* start INFORMATION SHOWN *

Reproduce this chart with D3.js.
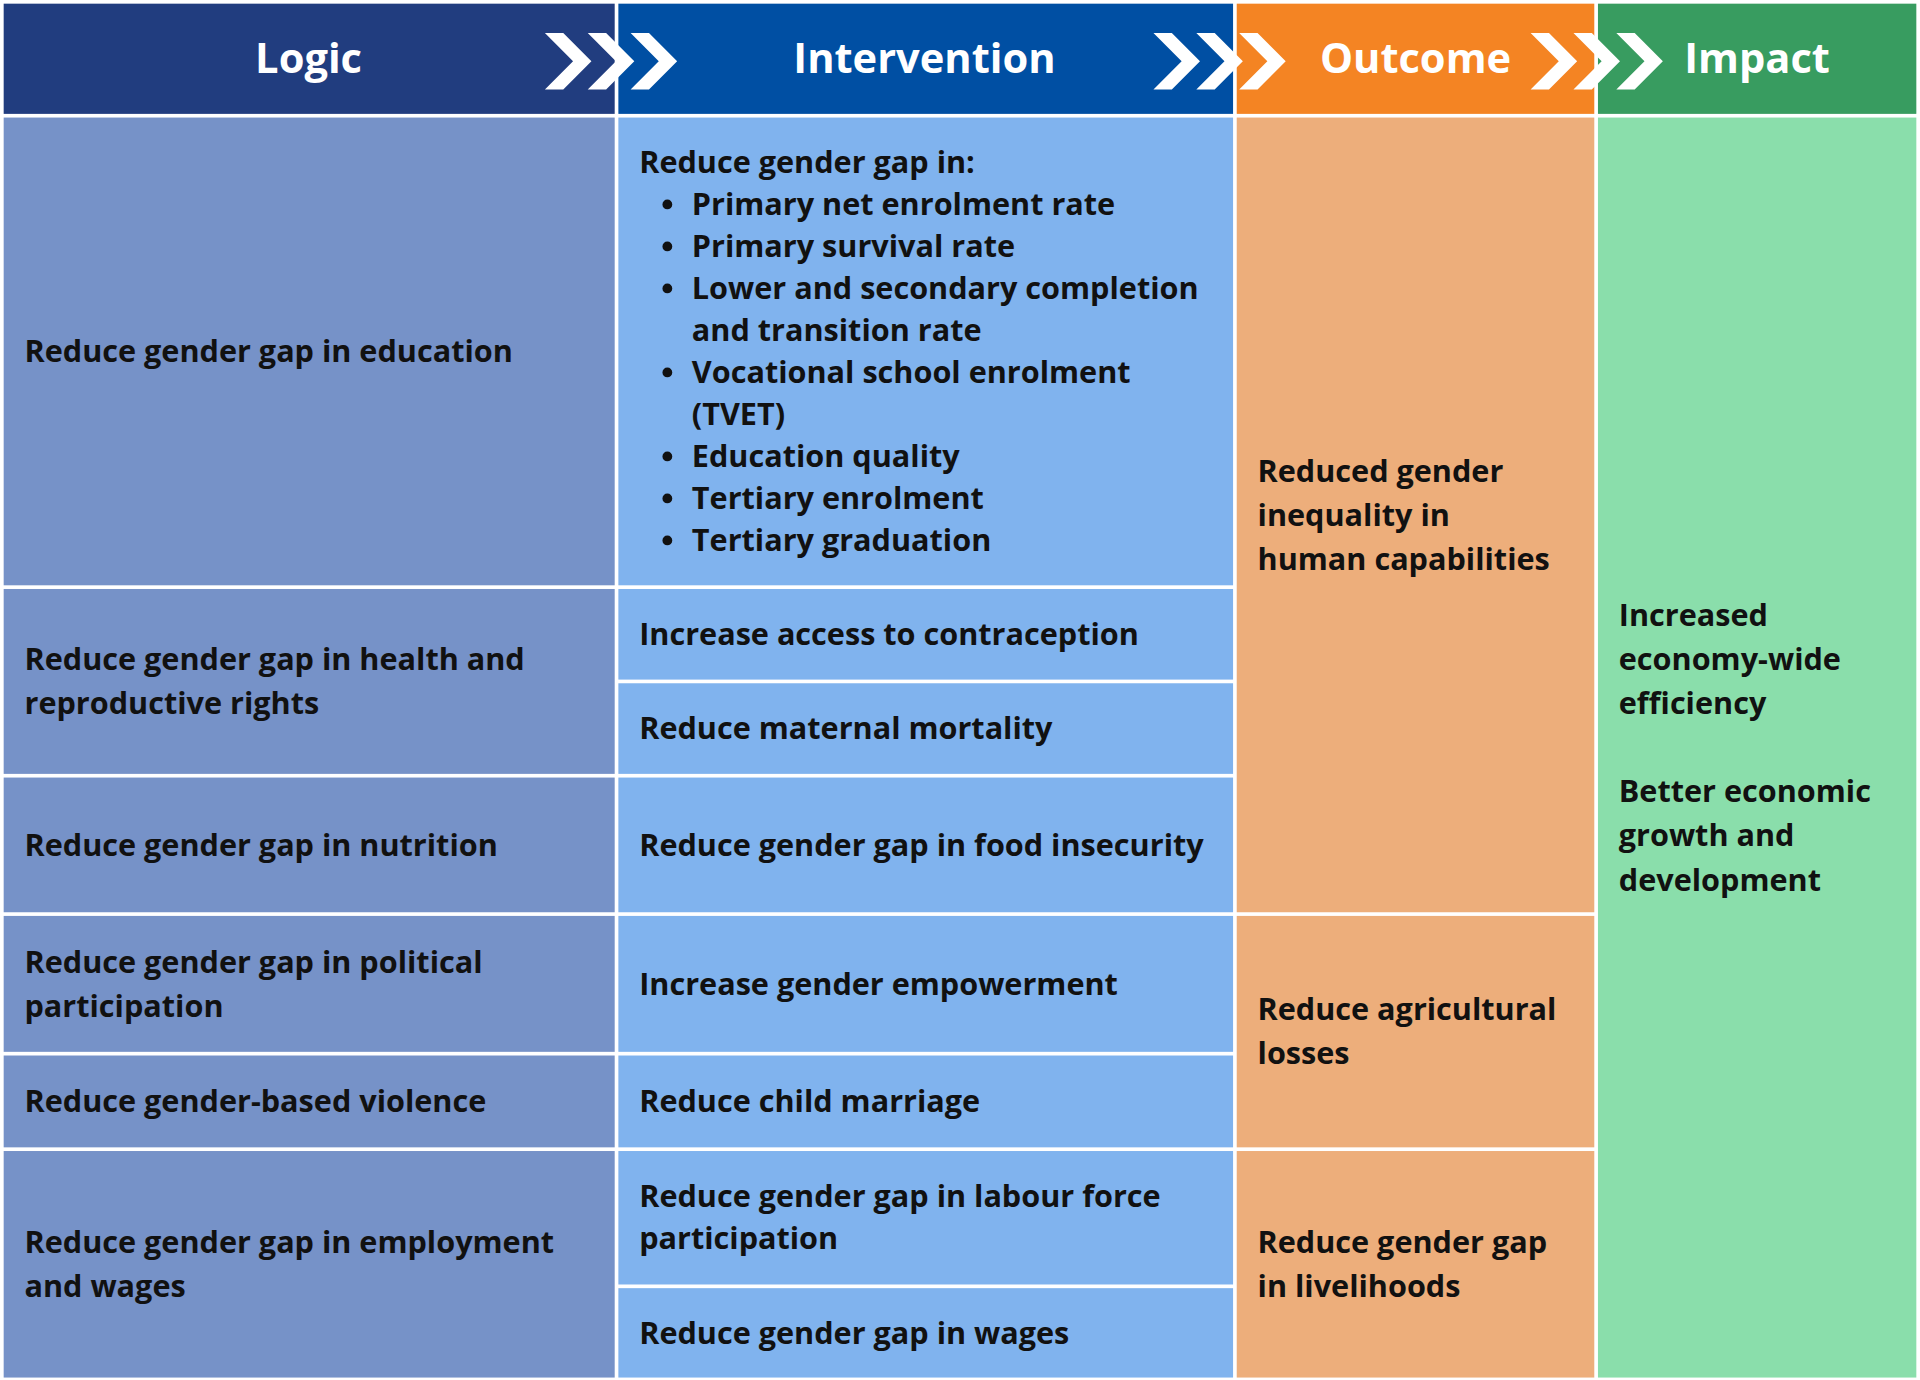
<!DOCTYPE html>
<html><head><meta charset="utf-8">
<script src="https://cdn.jsdelivr.net/npm/d3@7"></script>
<style>body{margin:0;background:#fff}</style></head>
<body><svg id="c" width="1920" height="1380" viewBox="0 0 1568 1127"></svg>
<script>
const headers = ["Logic","Intervention","Outcome","Impact"];
const headerColors = ["#213d7f","#004fa3","#f48423","#389c60"];
const bodyColors = ["#7692c8","#80b3ee","#edae7b","#8adeab"];
const columnEdges = [3,505,1010,1305,1565];
const rowUnits = [382,74,74,110,111,75,109,73];
const logic = [
 {span:[0,0], lines:["Reduce gender gap in education"]},
 {span:[1,2], lines:["Reduce gender gap in health and","reproductive rights"]},
 {span:[3,3], lines:["Reduce gender gap in nutrition"]},
 {span:[4,4], lines:["Reduce gender gap in political","participation"]},
 {span:[5,5], lines:["Reduce gender-based violence"]},
 {span:[6,7], lines:["Reduce gender gap in employment","and wages"]}
];
const interventions = [
 {span:[0,0], lines:["Reduce gender gap in:","•Primary net enrolment rate","•Primary survival rate","•Lower and secondary completion"," and transition rate","•Vocational school enrolment"," (TVET)","•Education quality","•Tertiary enrolment","•Tertiary graduation"], lh:34.3},
 {span:[1,1], lines:["Increase access to contraception"]},
 {span:[2,2], lines:["Reduce maternal mortality"]},
 {span:[3,3], lines:["Reduce gender gap in food insecurity"]},
 {span:[4,4], lines:["Increase gender empowerment"]},
 {span:[5,5], lines:["Reduce child marriage"]},
 {span:[6,6], lines:["Reduce gender gap in labour force","participation"], lh:34.3},
 {span:[7,7], lines:["Reduce gender gap in wages"]}
];
const outcomes = [
 {span:[0,3], lines:["Reduced gender","inequality in","human capabilities"]},
 {span:[4,5], lines:["Reduce agricultural","losses"]},
 {span:[6,7], lines:["Reduce gender gap","in livelihoods"]}
];
const impacts = [
 {span:[0,7], lines:["Increased","economy-wide","efficiency","","Better economic","growth and","development"]}
];

const svg = d3.select("#c");
const font = "'Open Sans', sans-serif";
const cum = [0]; rowUnits.forEach(u=>cum.push(cum[cum.length-1]+u+3));
const y = d3.scaleLinear().domain([0, cum[cum.length-1]]).range([96, 96+cum[cum.length-1]]);
const gap = 3;

// headers
headers.forEach((h,i)=>{
  const x0=columnEdges[i], x1=columnEdges[i+1]-gap;
  svg.append("rect").attr("x",x0).attr("y",3).attr("width",x1-x0+(i==3?gap:0)).attr("height",90).attr("fill",headerColors[i]);
});
const hx=[252,755,1156,1435];
headers.forEach((h,i)=>{
  svg.append("text").attr("x",hx[i]).attr("y",48).attr("dy","0.35em").attr("text-anchor","middle")
   .attr("font-family",font).attr("font-weight",700).attr("font-size",34).attr("fill","#fff").text(h);
});
// chevrons
[445,942,1250].forEach(sx=>{
  [0,35,70].forEach(o=>{
    const x=sx+o;
    svg.append("polygon").attr("fill","#fff")
     .attr("points",[[x,27],[x+15,27],[x+38,50],[x+15,73],[x,73],[x+23,50]].map(p=>p.join(",")).join(" "));
  });
});

function drawCol(items, ci){
  const x0=columnEdges[ci], x1=columnEdges[ci+1]-gap + (ci==3?gap:0);
  items.forEach(it=>{
    const ya=y(cum[it.span[0]]), yb=y(cum[it.span[1]+1])-gap;
    svg.append("rect").attr("x",x0).attr("y",ya).attr("width",x1-x0).attr("height",yb-ya).attr("fill",bodyColors[ci]);
    const lh=it.lh||36, n=it.lines.length;
    const cy=(ya+yb)/2 - (n-1)*lh/2;
    it.lines.forEach((l,k)=>{
      let tx=x0+17, s=l;
      const ty=cy+k*lh;
      if(l.startsWith("•")){
        svg.append("circle").attr("cx",x0+40).attr("cy",ty).attr("r",4).attr("fill","#111");
        s=l.slice(1); tx=x0+60;
      } else if(l.startsWith(" ")){ s=l.slice(1); tx=x0+60; }
      svg.append("text").attr("x",tx).attr("y",ty).attr("dy","0.35em")
        .attr("font-family",font).attr("font-weight",700).attr("font-size",25).attr("fill","#111").text(s);
    });
  });
}
drawCol(logic,0); drawCol(interventions,1); drawCol(outcomes,2); drawCol(impacts,3);
</script></body></html>
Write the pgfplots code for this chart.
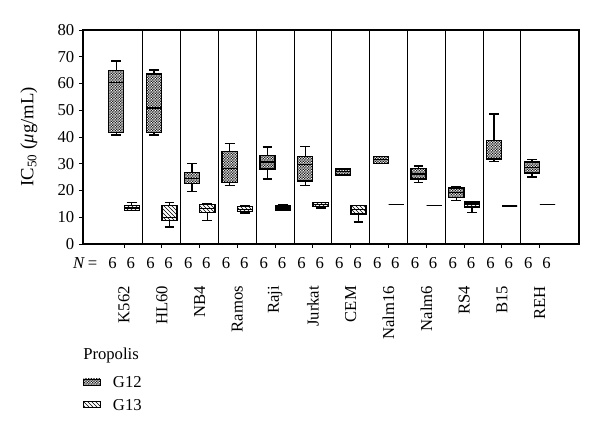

* end INFORMATION SHOWN *

WHAT YOU WILL DO: Each line in the records above should be reproduced exactly; images are not copied.

PROBLEM SOLUTION:
Reproduce this chart with D3.js.
<!DOCTYPE html>
<html><head><meta charset="utf-8">
<script src="https://cdn.jsdelivr.net/npm/d3@7"></script>
<style>body{margin:0;background:#fff}</style></head>
<body><svg id="c" width="1920" height="1380" viewBox="0 0 1568 1127"></svg>
<script>
const headers = ["Logic","Intervention","Outcome","Impact"];
const headerColors = ["#213d7f","#004fa3","#f48423","#389c60"];
const bodyColors = ["#7692c8","#80b3ee","#edae7b","#8adeab"];
const columnEdges = [3,505,1010,1305,1565];
const rowUnits = [382,74,74,110,111,75,109,73];
const logic = [
 {span:[0,0], lines:["Reduce gender gap in education"]},
 {span:[1,2], lines:["Reduce gender gap in health and","reproductive rights"]},
 {span:[3,3], lines:["Reduce gender gap in nutrition"]},
 {span:[4,4], lines:["Reduce gender gap in political","participation"]},
 {span:[5,5], lines:["Reduce gender-based violence"]},
 {span:[6,7], lines:["Reduce gender gap in employment","and wages"]}
];
const interventions = [
 {span:[0,0], lines:["Reduce gender gap in:","•Primary net enrolment rate","•Primary survival rate","•Lower and secondary completion"," and transition rate","•Vocational school enrolment"," (TVET)","•Education quality","•Tertiary enrolment","•Tertiary graduation"], lh:34.3},
 {span:[1,1], lines:["Increase access to contraception"]},
 {span:[2,2], lines:["Reduce maternal mortality"]},
 {span:[3,3], lines:["Reduce gender gap in food insecurity"]},
 {span:[4,4], lines:["Increase gender empowerment"]},
 {span:[5,5], lines:["Reduce child marriage"]},
 {span:[6,6], lines:["Reduce gender gap in labour force","participation"], lh:34.3},
 {span:[7,7], lines:["Reduce gender gap in wages"]}
];
const outcomes = [
 {span:[0,3], lines:["Reduced gender","inequality in","human capabilities"]},
 {span:[4,5], lines:["Reduce agricultural","losses"]},
 {span:[6,7], lines:["Reduce gender gap","in livelihoods"]}
];
const impacts = [
 {span:[0,7], lines:["Increased","economy-wide","efficiency","","Better economic","growth and","development"]}
];

const svg = d3.select("#c");
const font = "'Open Sans', sans-serif";
const cum = [0]; rowUnits.forEach(u=>cum.push(cum[cum.length-1]+u+3));
const y = d3.scaleLinear().domain([0, cum[cum.length-1]]).range([96, 96+cum[cum.length-1]]);
const gap = 3;

// headers
headers.forEach((h,i)=>{
  const x0=columnEdges[i], x1=columnEdges[i+1]-gap;
  svg.append("rect").attr("x",x0).attr("y",3).attr("width",x1-x0+(i==3?gap:0)).attr("height",90).attr("fill",headerColors[i]);
});
const hx=[252,755,1156,1435];
headers.forEach((h,i)=>{
  svg.append("text").attr("x",hx[i]).attr("y",48).attr("dy","0.35em").attr("text-anchor","middle")
   .attr("font-family",font).attr("font-weight",700).attr("font-size",34).attr("fill","#fff").text(h);
});
// chevrons
[445,942,1250].forEach(sx=>{
  [0,35,70].forEach(o=>{
    const x=sx+o;
    svg.append("polygon").attr("fill","#fff")
     .attr("points",[[x,27],[x+15,27],[x+38,50],[x+15,73],[x,73],[x+23,50]].map(p=>p.join(",")).join(" "));
  });
});

function drawCol(items, ci){
  const x0=columnEdges[ci], x1=columnEdges[ci+1]-gap + (ci==3?gap:0);
  items.forEach(it=>{
    const ya=y(cum[it.span[0]]), yb=y(cum[it.span[1]+1])-gap;
    svg.append("rect").attr("x",x0).attr("y",ya).attr("width",x1-x0).attr("height",yb-ya).attr("fill",bodyColors[ci]);
    const lh=it.lh||36, n=it.lines.length;
    const cy=(ya+yb)/2 - (n-1)*lh/2;
    it.lines.forEach((l,k)=>{
      let tx=x0+17, s=l;
      const ty=cy+k*lh;
      if(l.startsWith("•")){
        svg.append("circle").attr("cx",x0+40).attr("cy",ty).attr("r",4).attr("fill","#111");
        s=l.slice(1); tx=x0+60;
      } else if(l.startsWith(" ")){ s=l.slice(1); tx=x0+60; }
      svg.append("text").attr("x",tx).attr("y",ty).attr("dy","0.35em")
        .attr("font-family",font).attr("font-weight",700).attr("font-size",25).attr("fill","#111").text(s);
    });
  });
}
drawCol(logic,0); drawCol(interventions,1); drawCol(outcomes,2); drawCol(impacts,3);
</script></body></html>
Write the pgfplots code for this chart.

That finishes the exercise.